Module 6: Integration with Incident and Disaster Recovery Planning

  • Feed BIA results into disaster recovery runbooks to sequence system restoration based on business criticality.
  • Configure incident management tools to auto-prioritize tickets using BIA impact scores.
  • Validate recovery procedures through tabletop exercises that simulate outages of top-impact services.
  • Embed BIA data in crisis communication templates to ensure messaging reflects actual business exposure.
  • Coordinate with data center and cloud operations teams to ensure backup retention policies match RPO requirements.
  • Update emergency staffing plans to include personnel essential for maintaining critical functions during disruptions.
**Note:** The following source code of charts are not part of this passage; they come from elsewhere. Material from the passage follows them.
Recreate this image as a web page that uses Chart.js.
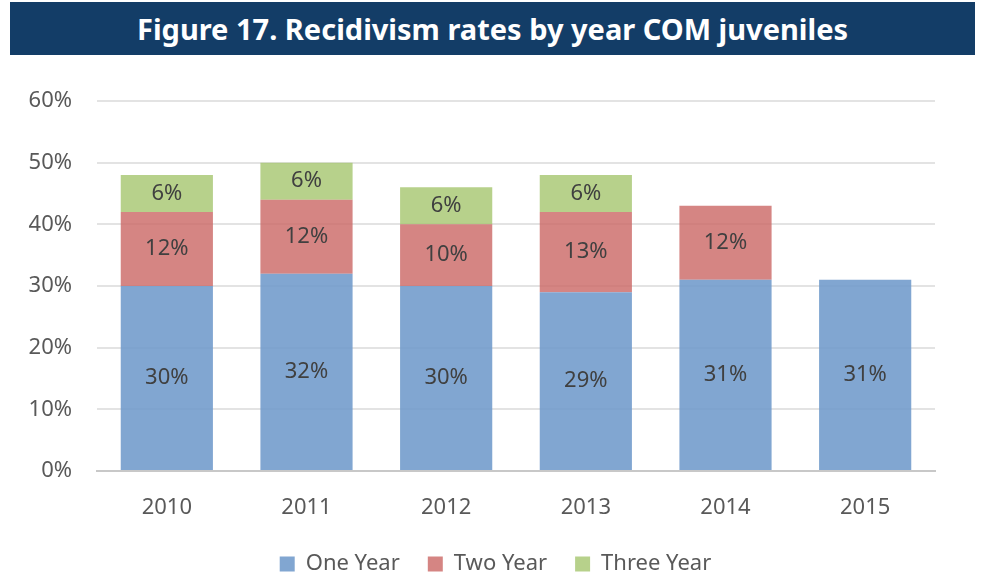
<!DOCTYPE html>
<html>
<head>
<meta charset="utf-8">
<script src="https://cdn.jsdelivr.net/npm/chart.js@4"></script>
<style>
    body { margin: 0; background: #fff; }
    #wrap { position: relative; width: 991px; height: 576px; }
    #titleBar {
        position: absolute; left: 10px; top: 2px; width: 965px; height: 53px;
        background: #133d67; color: #fff;
        font: bold 29px "Noto Sans", "Open Sans", sans-serif;
        display: flex; align-items: center; justify-content: center;
    }
    #chartBox { position: absolute; left: 0; top: 0; width: 991px; height: 576px; }
</style>
</head>
<body>
<div id="wrap">
    <div id="chartBox"><canvas id="recidChart"></canvas></div>
    <div id="titleBar">Figure 17. Recidivism rates by year COM juveniles</div>
</div>
<script>
const years = ['2010', '2011', '2012', '2013', '2014', '2015'];
const oneYear = [30, 32, 30, 29, 31, 31];
const twoYear = [12, 12, 10, 13, 12, null];
const threeYear = [6, 6, 6, 6, null, null];
const yTicks = [0, 10, 20, 30, 40, 50, 60];

const FONT = '"Noto Sans", "Open Sans", sans-serif';

// labels in the middle of each bar segment
const segmentLabels = {
    id: 'segmentLabels',
    afterDatasetsDraw(chart) {
        const ctx = chart.ctx;
        ctx.save();
        ctx.font = '22px ' + FONT;
        ctx.fillStyle = '#404040';
        ctx.textAlign = 'center';
        ctx.textBaseline = 'middle';
        chart.data.datasets.forEach((ds, i) => {
            const meta = chart.getDatasetMeta(i);
            meta.data.forEach((bar, j) => {
                const v = ds.data[j];
                if (v == null) return;
                const mid = (bar.y + bar.base) / 2;
                ctx.fillText(v + '%', bar.x, mid);
            });
        });
        ctx.restore();
    }
};

new Chart(document.getElementById('recidChart'), {
    type: 'bar',
    data: {
        labels: years,
        datasets: [
            { label: 'One Year', data: oneYear, backgroundColor: 'rgba(110,153,202,0.87)' },
            { label: 'Two Year', data: twoYear, backgroundColor: 'rgba(203,102,100,0.80)' },
            { label: 'Three Year', data: threeYear, backgroundColor: 'rgba(165,198,110,0.80)' }
        ]
    },
    options: {
        responsive: true,
        maintainAspectRatio: false,
        animation: false,
        datasets: { bar: { categoryPercentage: 1, barPercentage: 0.66 } },
        layout: { padding: { top: 101, right: 0, left: 0, bottom: -9 } },
        scales: {
            x: {
                stacked: true,
                grid: { display: false, drawTicks: false },
                border: { color: '#c8c8c8', width: 2 },
                afterFit: scale => { scale.height = 54; },
                ticks: { color: '#595959', font: { family: FONT, size: 22 }, padding: 24 }
            },
            y: {
                stacked: true,
                min: 0,
                max: 60,
                afterBuildTicks: scale => { scale.ticks = yTicks.map(v => ({ value: v })); },
                afterFit: scale => { scale.width = 97; },
                grid: { color: '#e3e3e3', lineWidth: 2, drawTicks: false },
                border: { display: false },
                ticks: {
                    color: '#595959',
                    font: { family: FONT, size: 22 },
                    padding: 25,
                    callback: v => v + '%'
                }
            },
            // empty right-hand gutter so the legend stays centred on the page
            gutter: {
                position: 'right',
                display: true,
                grid: { display: false, drawTicks: false },
                border: { display: false },
                ticks: { display: false },
                afterFit: scale => { scale.width = 56; }
            }
        },
        plugins: {
            legend: {
                position: 'bottom',
                labels: {
                    color: '#595959',
                    font: { family: FONT, size: 22 },
                    boxWidth: 15,
                    boxHeight: 15,
                    padding: 28
                }
            },
            tooltip: { enabled: false }
        }
    },
    plugins: [segmentLabels]
});
</script>
</body>
</html>
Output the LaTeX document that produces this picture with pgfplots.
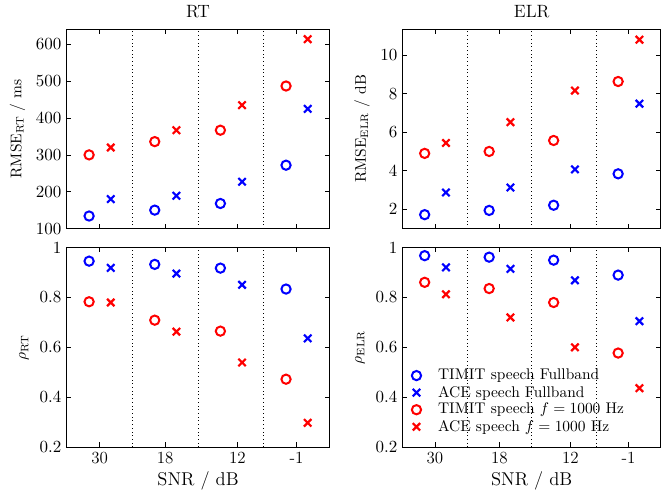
\RequirePackage{fix-cm}
\documentclass[border=0pt]{standalone}
\usepackage{pgfplots}
\pgfplotsset{compat=1.18}
\pgfplotstableread{
x y
0.84 134
1.84 150
2.84 168
3.84 272
}\rtTF
\pgfplotstableread{
x y
1.17 180
2.17 189
3.17 227
4.17 425
}\rtAF
\pgfplotstableread{
x y
0.84 300
1.84 336
2.84 367
3.84 487
}\rtTK
\pgfplotstableread{
x y
1.17 320
2.17 367
3.17 435
4.17 614
}\rtAK
\pgfplotstableread{
x y
0.84 1.72
1.84 1.94
2.84 2.21
3.84 3.84
}\elTF
\pgfplotstableread{
x y
1.17 2.87
2.17 3.13
3.17 4.07
4.17 7.48
}\elAF
\pgfplotstableread{
x y
0.84 4.90
1.84 5.00
2.84 5.57
3.84 8.63
}\elTK
\pgfplotstableread{
x y
1.17 5.44
2.17 6.52
3.17 8.16
4.17 10.8
}\elAK
\pgfplotstableread{
x y
0.84 0.946
1.84 0.933
2.84 0.918
3.84 0.834
}\rrTF
\pgfplotstableread{
x y
1.17 0.919
2.17 0.896
3.17 0.851
4.17 0.636
}\rrAF
\pgfplotstableread{
x y
0.84 0.783
1.84 0.709
2.84 0.665
3.84 0.472
}\rrTK
\pgfplotstableread{
x y
1.17 0.780
2.17 0.663
3.17 0.539
4.17 0.297
}\rrAK
\pgfplotstableread{
x y
0.84 0.968
1.84 0.962
2.84 0.950
3.84 0.890
}\reTF
\pgfplotstableread{
x y
1.17 0.921
2.17 0.915
3.17 0.869
4.17 0.705
}\reAF
\pgfplotstableread{
x y
0.84 0.861
1.84 0.836
2.84 0.780
3.84 0.577
}\reTK
\pgfplotstableread{
x y
1.17 0.813
2.17 0.720
3.17 0.600
4.17 0.436
}\reAK
\pgfplotsset{
  myax/.style={scale only axis, height=129pt,
    xmin=0.5, xmax=4.5, xtick={1,2,3.1,4},
    xticklabels={30,18,12,\textnormal{-1}},
    tick align=inside, tick pos=both,
    major tick length=3pt,
    tick style={black, thin},
    axis line style={black, thin},
    extra x ticks={1.5,2.5,3.5},
    extra x tick labels={},
    extra x tick style={grid=major, major grid style={black, dotted, thin}, major tick length=0pt},
    tick label style={font=\fontsize{11}{13}\selectfont},
    title style={font=\fontsize{11.5}{13}\selectfont, yshift=-2pt},
    label style={font=\fontsize{12}{14}\selectfont},
    xlabel style={yshift=2pt},
    every axis y label/.style={at={(ticklabel cs:0.5)}, rotate=90, anchor=near ticklabel},
  },
  limg/.style={legend image code/.code={\draw[##1, only marks] plot coordinates {(0.2cm,0cm)}; \path[draw=none, fill=none] (0cm,0cm) -- (0.62cm,0cm);}},
  bo/.style={only marks, mark=o, blue, mark size=3pt, line width=1.3pt, limg},
  bx/.style={only marks, mark=x, blue, mark size=3.4pt, line width=1.4pt, limg},
  ro/.style={only marks, mark=o, red, mark size=3pt, line width=1.3pt, limg},
  rx/.style={only marks, mark=x, red, mark size=3.4pt, line width=1.4pt, limg},
}
\begin{document}
\begin{tikzpicture}
\begin{axis}[myax, width=170pt, at={(0,0)}, anchor=north west,
  ymin=100, ymax=641, ytick={100,200,300,400,500,600},
  xticklabels={}, title={RT},
  ylabel={$\mathrm{RMSE}_{\mathrm{RT}}$ / ms}]
\addplot[bo] table {\rtTF};
\addplot[bx] table {\rtAF};
\addplot[ro] table {\rtTK};
\addplot[rx] table {\rtAK};
\end{axis}
\begin{axis}[myax, width=167pt, at={(217.5pt,0)}, anchor=north west,
  ymin=1, ymax=11.34, ytick={2,4,6,8,10},
  xticklabels={}, title={ELR},
  ylabel={$\mathrm{RMSE}_{\mathrm{ELR}}$ / dB}]
\addplot[bo] table {\elTF};
\addplot[bx] table {\elAF};
\addplot[ro] table {\elTK};
\addplot[rx] table {\elAK};
\end{axis}
\begin{axis}[myax, width=170pt, at={(0,-141.4pt)}, anchor=north west,
  ymin=0.2, ymax=1, ytick={0.2,0.4,0.6,0.8,1},
  xlabel={SNR / dB},
  ylabel={$\rho_{\mathrm{RT}}$}]
\addplot[bo] table {\rrTF};
\addplot[bx] table {\rrAF};
\addplot[ro] table {\rrTK};
\addplot[rx] table {\rrAK};
\end{axis}
\begin{axis}[myax, width=167pt, at={(217.5pt,-141.4pt)}, anchor=north west,
  ymin=0.2, ymax=1, ytick={0.2,0.4,0.6,0.8,1},
  xlabel={SNR / dB},
  ylabel={$\rho_{\mathrm{ELR}}$},
  legend style={draw=none, fill=none, at={(0.0,0.035)}, anchor=south west,
    font=\fontsize{10}{11.5}\selectfont, row sep=-1.5pt},
  legend cell align=left]
\addplot[bo] table {\reTF};
\addplot[bx] table {\reAF};
\addplot[ro] table {\reTK};
\addplot[rx] table {\reAK};
\legend{TIMIT speech Fullband, ACE speech Fullband, TIMIT speech $f=1000$ Hz, ACE speech $f=1000$ Hz}
\end{axis}
\path ([yshift=-5pt,xshift=-3pt]current bounding box.south west);
\end{tikzpicture}
\end{document}
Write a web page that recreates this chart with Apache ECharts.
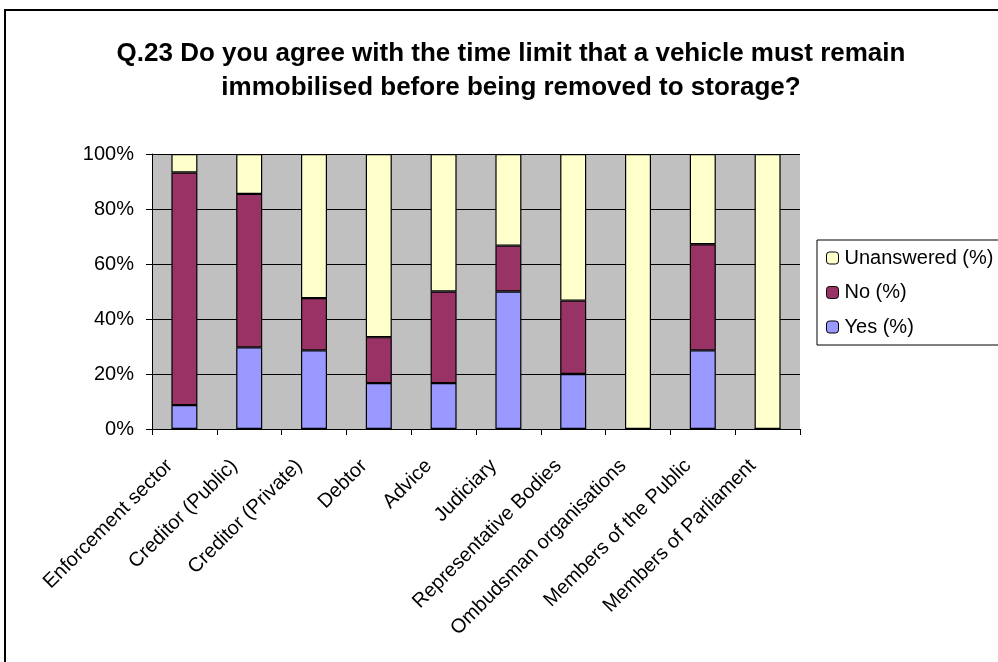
<!DOCTYPE html>
<html>
<head>
<meta charset="utf-8">
<script src="https://cdn.jsdelivr.net/npm/echarts@6/dist/echarts.min.js"></script>
<style>
  html, body { margin: 0; padding: 0; background: #fff; }
  #chart { width: 998px; height: 662px; }
</style>
</head>
<body>
<div id="chart"></div>
<script>
const categories = ['Enforcement sector', 'Creditor (Public)', 'Creditor (Private)', 'Debtor', 'Advice',
    'Judiciary', 'Representative Bodies', 'Ombudsman organisations', 'Members of the Public', 'Members of Parliament'];
const yesPct = [8.7, 29.7, 28.6, 16.7, 16.7, 50, 20, 0, 28.6, 0];
const noPct = [84.6, 55.8, 19.0, 16.7, 33.3, 16.7, 26.7, 0, 38.6, 0];
const unansweredPct = [6.7, 14.5, 52.4, 66.6, 50, 33.3, 53.3, 100, 32.8, 100];
const yTicks = [0, 20, 40, 60, 80, 100];

const font = 'Arial, "Liberation Sans", sans-serif';
var myChart = echarts.init(document.getElementById('chart'));

function barSeries(name, data, color) {
    return {
        name: name,
        type: 'bar',
        stack: 'total',
        barWidth: 26,
        data: data,
        itemStyle: {color: color, borderColor: '#000', borderWidth: 1.2}
    };
}

var option = {
    animation: false,
    title: {
        text: 'Q.23 Do you agree with the time limit that a vehicle must remain\nimmobilised before being removed to storage?',
        left: 511,
        top: 37,
        padding: 0,
        textAlign: 'center',
        textStyle: {fontFamily: font, fontSize: 26, fontWeight: 'bold', color: '#000', lineHeight: 34}
    },
    legend: {
        data: ['Unanswered (%)', 'No (%)', 'Yes (%)'],
        orient: 'vertical',
        left: 817,
        top: 240,
        padding: [8, 10, 8, 9],
        itemGap: 14.5,
        itemWidth: 12,
        itemHeight: 12,
        itemStyle: {borderColor: '#000', borderWidth: 1},
        borderColor: '#000',
        borderWidth: 1,
        textStyle: {fontFamily: font, fontSize: 20, color: '#000', padding: [0, 0, 0, 1]}
    },
    grid: {
        left: 152, right: 198, top: 154, bottom: 233,
        show: true, backgroundColor: '#c0c0c0', borderWidth: 0
    },
    xAxis: {
        type: 'category',
        data: categories,
        axisLine: {lineStyle: {color: '#000', width: 1}},
        axisTick: {show: true, length: 6, lineStyle: {color: '#000'}},
        axisLabel: {rotate: 45, interval: 0, margin: 19, padding: [0, 21, 0, 0],
            fontFamily: font, fontSize: 20, color: '#000'}
    },
    yAxis: {
        type: 'value',
        min: yTicks[0],
        max: yTicks[yTicks.length - 1],
        interval: 20,
        axisLine: {show: true, lineStyle: {color: '#000', width: 1}},
        axisTick: {show: true, length: 6, lineStyle: {color: '#000'}},
        axisLabel: {formatter: '{value}%', margin: 18, fontFamily: font, fontSize: 20, color: '#000'},
        splitLine: {show: true, lineStyle: {color: '#000', width: 1}}
    },
    graphic: [{
        type: 'rect',
        shape: {x: 5, y: 10, width: 1200, height: 1000},
        style: {fill: 'none', stroke: '#000', lineWidth: 2},
        silent: true
    }],
    series: [
        barSeries('Yes (%)', yesPct, '#9999ff'),
        barSeries('No (%)', noPct, '#993366'),
        barSeries('Unanswered (%)', unansweredPct, '#ffffcc')
    ]
};
myChart.setOption(option);
</script>
</body>
</html>
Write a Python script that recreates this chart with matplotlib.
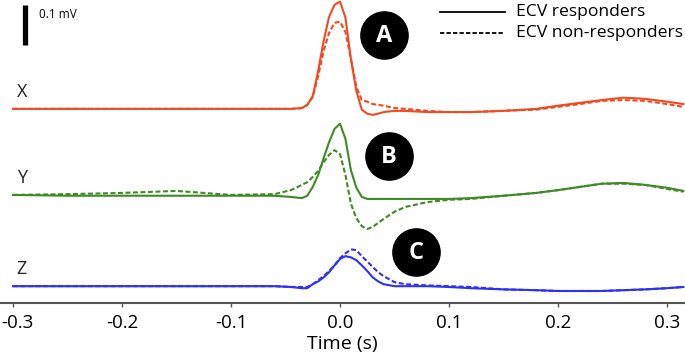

Module 7: Maintenance, Review, and Change Governance

  • Establish a formal review cycle (e.g., annual or post-incident) to update BIA data in response to organizational changes.
  • Trigger BIA updates following M&A activity, major system implementations, or significant process reengineering.
  • Integrate BIA maintenance into change management workflows to assess impact of proposed IT or business changes.
  • Use version-controlled repositories to track historical BIA data for audit and trend analysis.
  • Monitor key risk indicators (KRIs) to detect drift between current operations and BIA assumptions.
  • Enforce data stewardship by requiring periodic re-certification of BIA inputs by business owners.